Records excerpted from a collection
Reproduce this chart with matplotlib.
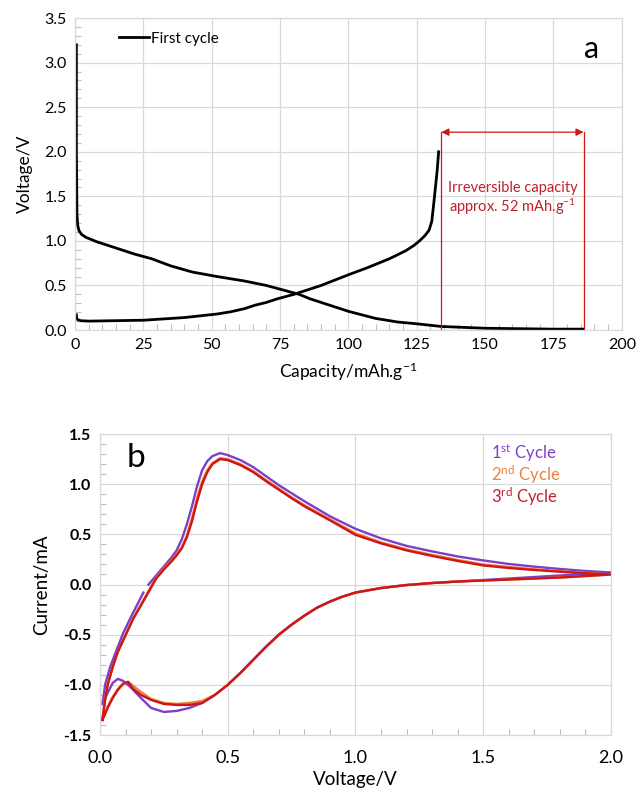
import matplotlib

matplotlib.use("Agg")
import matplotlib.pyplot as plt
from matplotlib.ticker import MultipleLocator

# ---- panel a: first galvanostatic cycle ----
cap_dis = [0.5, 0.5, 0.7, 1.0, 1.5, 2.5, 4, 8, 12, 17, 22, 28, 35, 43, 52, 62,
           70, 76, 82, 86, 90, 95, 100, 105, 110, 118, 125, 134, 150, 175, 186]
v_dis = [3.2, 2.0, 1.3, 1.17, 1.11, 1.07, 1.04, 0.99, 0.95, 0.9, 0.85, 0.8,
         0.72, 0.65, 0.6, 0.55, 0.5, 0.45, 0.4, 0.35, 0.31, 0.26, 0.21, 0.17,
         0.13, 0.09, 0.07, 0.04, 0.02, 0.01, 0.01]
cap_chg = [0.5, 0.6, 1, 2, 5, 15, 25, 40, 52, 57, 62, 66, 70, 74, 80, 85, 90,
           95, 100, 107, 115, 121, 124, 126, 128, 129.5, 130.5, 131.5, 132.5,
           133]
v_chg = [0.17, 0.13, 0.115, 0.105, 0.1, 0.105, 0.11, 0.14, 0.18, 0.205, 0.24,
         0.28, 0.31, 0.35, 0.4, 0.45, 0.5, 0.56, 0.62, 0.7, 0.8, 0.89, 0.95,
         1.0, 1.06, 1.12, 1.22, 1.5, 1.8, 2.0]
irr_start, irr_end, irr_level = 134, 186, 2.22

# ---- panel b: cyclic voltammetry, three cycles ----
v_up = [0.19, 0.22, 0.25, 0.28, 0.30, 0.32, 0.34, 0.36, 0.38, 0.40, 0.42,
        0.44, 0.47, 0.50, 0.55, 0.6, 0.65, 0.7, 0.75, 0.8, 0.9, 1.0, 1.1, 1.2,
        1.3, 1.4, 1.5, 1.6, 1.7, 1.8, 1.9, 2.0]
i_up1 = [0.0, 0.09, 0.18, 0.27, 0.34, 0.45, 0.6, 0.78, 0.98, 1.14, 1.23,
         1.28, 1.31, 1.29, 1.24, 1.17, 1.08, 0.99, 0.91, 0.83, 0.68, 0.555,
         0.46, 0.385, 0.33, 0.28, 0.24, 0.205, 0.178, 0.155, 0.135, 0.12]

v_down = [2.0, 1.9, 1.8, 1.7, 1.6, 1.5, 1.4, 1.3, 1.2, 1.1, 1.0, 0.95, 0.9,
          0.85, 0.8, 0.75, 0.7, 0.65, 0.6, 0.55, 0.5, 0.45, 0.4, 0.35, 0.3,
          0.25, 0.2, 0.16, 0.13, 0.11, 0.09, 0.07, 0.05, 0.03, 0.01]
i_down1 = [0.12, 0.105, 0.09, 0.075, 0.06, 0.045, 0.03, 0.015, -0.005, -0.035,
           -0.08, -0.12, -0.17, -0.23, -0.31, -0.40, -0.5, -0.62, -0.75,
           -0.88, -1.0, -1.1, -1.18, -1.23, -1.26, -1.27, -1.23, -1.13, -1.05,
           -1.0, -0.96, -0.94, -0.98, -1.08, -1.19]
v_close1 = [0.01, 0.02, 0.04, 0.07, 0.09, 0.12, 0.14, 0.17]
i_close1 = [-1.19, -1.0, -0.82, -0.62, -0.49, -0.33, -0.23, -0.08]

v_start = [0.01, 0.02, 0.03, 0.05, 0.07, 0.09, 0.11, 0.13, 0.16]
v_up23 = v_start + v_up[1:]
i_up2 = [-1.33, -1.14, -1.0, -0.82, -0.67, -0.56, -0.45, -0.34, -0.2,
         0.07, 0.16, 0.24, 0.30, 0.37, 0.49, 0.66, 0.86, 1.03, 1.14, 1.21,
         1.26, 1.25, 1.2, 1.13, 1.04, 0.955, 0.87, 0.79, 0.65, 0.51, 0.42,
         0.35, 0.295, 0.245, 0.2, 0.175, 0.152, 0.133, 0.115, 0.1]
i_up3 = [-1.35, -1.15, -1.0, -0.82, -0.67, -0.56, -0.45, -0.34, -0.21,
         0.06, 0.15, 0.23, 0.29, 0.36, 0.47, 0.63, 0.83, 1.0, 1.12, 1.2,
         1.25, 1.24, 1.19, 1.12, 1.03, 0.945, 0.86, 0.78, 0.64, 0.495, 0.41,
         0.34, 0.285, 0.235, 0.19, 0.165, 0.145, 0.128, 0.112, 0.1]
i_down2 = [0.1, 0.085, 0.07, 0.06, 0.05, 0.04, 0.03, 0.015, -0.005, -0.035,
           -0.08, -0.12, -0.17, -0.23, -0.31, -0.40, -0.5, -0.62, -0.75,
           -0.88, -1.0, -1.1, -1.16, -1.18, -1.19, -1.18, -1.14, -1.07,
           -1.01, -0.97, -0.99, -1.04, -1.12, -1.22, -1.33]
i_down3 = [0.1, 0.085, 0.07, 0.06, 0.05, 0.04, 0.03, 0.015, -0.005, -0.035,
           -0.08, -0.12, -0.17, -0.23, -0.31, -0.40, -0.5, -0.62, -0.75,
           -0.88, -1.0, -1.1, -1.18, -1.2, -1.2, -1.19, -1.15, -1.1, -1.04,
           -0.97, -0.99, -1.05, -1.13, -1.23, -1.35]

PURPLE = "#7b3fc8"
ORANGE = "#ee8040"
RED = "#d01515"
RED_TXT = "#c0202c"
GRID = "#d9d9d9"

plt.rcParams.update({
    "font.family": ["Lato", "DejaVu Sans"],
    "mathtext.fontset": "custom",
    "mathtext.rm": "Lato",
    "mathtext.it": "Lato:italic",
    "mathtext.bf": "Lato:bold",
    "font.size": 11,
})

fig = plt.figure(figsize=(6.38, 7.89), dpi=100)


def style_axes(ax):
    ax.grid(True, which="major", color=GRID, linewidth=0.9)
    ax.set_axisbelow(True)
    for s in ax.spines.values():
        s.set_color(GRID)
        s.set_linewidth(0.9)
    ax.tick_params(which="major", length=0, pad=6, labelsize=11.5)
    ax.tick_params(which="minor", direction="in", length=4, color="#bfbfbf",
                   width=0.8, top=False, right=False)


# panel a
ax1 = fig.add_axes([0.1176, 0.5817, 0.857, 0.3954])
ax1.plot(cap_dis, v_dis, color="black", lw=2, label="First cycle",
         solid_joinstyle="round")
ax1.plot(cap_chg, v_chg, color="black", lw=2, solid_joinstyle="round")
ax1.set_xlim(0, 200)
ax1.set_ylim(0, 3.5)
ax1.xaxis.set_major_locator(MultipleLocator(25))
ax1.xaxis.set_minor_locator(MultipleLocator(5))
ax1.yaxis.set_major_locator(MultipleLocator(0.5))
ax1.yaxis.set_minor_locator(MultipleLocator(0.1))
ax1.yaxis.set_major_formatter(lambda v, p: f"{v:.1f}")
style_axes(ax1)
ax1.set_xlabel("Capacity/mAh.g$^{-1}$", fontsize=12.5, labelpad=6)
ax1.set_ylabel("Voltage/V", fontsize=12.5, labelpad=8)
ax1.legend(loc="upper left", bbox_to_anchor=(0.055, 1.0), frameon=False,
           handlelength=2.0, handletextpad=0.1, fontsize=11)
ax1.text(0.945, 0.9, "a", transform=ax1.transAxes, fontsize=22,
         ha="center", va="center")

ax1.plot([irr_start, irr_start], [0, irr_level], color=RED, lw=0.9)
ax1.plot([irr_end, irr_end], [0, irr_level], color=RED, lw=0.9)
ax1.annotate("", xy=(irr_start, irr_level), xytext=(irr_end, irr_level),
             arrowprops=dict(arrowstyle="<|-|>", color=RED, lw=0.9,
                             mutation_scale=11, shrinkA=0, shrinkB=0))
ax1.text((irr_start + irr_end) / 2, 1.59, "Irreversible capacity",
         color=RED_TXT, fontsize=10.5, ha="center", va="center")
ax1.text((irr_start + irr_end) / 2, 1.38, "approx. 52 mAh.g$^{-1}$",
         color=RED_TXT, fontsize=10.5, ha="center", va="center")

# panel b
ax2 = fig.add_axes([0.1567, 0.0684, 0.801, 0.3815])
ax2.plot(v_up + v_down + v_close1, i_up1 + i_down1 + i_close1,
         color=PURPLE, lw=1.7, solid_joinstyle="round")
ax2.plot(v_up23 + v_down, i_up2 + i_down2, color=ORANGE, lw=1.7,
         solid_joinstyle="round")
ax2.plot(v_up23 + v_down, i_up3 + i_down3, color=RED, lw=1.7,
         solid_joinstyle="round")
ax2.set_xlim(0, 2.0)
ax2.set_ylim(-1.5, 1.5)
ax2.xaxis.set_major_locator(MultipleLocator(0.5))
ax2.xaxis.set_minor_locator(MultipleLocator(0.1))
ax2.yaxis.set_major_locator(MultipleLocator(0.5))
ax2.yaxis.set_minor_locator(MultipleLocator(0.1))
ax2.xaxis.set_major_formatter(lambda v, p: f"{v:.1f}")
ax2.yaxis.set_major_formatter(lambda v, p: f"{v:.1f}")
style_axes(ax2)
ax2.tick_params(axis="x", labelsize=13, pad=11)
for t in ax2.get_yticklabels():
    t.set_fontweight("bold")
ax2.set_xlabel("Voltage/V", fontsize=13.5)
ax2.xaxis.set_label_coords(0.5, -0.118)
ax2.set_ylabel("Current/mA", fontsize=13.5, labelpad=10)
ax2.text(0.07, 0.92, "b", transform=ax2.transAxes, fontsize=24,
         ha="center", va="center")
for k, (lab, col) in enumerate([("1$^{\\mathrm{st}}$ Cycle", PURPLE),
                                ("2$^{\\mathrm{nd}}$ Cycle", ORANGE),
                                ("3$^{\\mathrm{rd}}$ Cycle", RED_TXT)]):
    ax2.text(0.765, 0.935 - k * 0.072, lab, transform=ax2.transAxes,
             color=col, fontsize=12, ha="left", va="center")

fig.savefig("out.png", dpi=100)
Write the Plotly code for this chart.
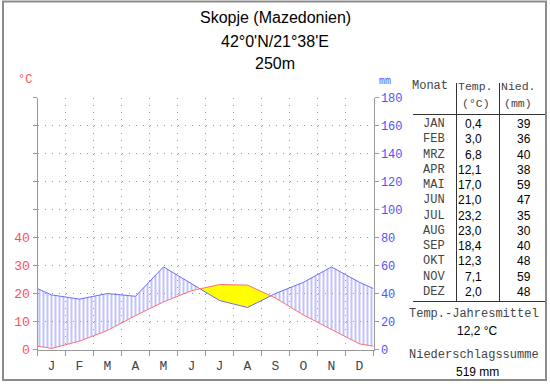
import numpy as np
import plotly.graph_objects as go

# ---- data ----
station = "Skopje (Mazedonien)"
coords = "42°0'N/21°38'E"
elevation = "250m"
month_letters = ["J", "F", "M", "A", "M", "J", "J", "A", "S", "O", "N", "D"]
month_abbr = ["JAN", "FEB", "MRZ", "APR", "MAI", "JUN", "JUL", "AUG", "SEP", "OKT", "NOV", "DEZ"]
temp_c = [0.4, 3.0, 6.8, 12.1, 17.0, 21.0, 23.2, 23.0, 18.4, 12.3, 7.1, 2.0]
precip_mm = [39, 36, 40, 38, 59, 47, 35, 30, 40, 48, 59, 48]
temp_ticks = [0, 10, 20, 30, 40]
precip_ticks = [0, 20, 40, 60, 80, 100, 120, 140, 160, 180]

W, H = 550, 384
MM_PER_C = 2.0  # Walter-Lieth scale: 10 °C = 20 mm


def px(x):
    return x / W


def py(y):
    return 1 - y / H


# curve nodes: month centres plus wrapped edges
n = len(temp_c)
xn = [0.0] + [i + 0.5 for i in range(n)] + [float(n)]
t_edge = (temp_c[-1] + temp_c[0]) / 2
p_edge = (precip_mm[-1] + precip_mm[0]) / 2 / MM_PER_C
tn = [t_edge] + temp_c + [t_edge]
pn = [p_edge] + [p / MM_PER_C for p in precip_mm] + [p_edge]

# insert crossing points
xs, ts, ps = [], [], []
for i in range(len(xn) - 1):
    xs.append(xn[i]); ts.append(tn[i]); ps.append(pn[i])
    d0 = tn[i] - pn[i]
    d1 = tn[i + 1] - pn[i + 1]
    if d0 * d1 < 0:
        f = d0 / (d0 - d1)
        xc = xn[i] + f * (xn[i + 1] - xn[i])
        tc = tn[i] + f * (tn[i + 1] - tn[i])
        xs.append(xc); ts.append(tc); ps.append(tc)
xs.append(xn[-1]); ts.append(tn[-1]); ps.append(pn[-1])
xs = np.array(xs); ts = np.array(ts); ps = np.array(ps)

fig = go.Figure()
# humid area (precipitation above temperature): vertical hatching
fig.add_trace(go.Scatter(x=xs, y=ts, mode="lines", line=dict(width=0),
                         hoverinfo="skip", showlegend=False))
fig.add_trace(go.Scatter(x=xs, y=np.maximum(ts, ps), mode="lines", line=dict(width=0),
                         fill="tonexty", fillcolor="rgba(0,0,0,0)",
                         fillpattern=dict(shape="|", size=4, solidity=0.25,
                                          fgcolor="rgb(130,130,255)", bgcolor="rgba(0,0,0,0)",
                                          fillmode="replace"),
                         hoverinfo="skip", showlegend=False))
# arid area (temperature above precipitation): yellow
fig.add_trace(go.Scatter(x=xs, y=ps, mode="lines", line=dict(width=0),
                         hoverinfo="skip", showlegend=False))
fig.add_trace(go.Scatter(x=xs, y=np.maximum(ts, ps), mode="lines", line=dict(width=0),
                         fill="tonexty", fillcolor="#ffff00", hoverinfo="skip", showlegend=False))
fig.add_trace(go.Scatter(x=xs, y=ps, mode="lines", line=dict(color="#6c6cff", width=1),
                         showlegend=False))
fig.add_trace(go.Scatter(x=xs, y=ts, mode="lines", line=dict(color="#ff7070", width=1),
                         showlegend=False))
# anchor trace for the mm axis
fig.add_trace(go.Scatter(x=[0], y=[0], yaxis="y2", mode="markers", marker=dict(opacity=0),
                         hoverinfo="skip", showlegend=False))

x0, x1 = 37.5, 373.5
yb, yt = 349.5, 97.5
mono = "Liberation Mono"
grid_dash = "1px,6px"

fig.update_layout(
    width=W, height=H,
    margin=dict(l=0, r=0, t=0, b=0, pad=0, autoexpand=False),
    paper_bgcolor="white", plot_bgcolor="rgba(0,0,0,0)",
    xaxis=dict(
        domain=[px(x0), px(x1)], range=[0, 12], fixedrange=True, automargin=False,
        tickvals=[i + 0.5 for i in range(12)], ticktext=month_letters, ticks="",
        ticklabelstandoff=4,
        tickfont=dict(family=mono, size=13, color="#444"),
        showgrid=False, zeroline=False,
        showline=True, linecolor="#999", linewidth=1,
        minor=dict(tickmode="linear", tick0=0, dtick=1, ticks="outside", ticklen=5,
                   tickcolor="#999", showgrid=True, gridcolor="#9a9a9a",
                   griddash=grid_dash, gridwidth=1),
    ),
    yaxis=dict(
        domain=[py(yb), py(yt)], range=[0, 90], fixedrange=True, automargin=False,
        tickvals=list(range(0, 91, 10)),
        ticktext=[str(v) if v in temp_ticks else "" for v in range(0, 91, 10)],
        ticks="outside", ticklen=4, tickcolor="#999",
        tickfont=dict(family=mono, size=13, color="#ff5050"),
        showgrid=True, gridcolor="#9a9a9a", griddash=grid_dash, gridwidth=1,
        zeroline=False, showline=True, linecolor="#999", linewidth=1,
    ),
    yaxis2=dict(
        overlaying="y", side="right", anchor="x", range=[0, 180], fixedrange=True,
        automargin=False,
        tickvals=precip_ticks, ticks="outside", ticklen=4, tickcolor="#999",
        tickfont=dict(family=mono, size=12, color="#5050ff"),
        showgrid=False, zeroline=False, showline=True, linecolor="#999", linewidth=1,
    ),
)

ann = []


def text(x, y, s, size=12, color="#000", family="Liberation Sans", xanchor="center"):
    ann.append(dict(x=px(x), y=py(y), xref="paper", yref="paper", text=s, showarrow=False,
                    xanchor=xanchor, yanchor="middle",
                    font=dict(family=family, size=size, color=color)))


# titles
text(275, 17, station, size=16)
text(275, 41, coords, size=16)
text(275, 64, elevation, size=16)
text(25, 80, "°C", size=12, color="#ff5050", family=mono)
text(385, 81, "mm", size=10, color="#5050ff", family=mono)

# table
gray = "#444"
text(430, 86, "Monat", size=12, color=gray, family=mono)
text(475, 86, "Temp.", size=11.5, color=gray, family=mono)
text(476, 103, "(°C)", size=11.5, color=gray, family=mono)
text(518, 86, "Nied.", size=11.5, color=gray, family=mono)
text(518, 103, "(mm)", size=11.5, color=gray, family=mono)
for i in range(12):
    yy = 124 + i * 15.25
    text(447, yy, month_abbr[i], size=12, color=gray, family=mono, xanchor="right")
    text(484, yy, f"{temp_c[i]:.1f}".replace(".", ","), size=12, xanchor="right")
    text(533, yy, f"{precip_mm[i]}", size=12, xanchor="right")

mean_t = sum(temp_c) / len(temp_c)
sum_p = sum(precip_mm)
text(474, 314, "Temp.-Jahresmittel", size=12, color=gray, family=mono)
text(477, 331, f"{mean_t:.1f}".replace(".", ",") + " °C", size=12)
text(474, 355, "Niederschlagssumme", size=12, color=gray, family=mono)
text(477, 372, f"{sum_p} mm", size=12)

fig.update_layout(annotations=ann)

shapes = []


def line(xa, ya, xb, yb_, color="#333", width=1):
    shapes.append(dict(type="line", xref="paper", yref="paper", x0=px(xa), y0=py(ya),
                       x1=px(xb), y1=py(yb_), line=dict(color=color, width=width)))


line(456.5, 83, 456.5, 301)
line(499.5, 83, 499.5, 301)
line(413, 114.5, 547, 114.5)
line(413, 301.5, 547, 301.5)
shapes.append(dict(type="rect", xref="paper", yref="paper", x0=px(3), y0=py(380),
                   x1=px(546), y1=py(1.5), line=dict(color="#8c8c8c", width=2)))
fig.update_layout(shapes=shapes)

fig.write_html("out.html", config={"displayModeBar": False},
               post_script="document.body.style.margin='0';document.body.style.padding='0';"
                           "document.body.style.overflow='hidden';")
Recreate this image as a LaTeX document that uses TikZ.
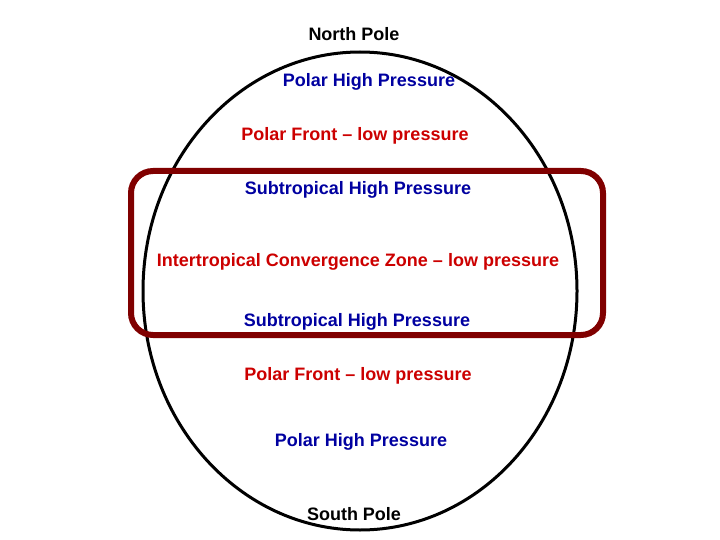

= REQUIRED TASK =
Leave out the pictures, and copy only the lines from the one holding "Write the Plotly code for this chart." through the one holding "import plotly.graph_objects as go", exactly as written.

= TASK ANSWER =
Write the Plotly code for this chart.
import numpy as np
import plotly.graph_objects as go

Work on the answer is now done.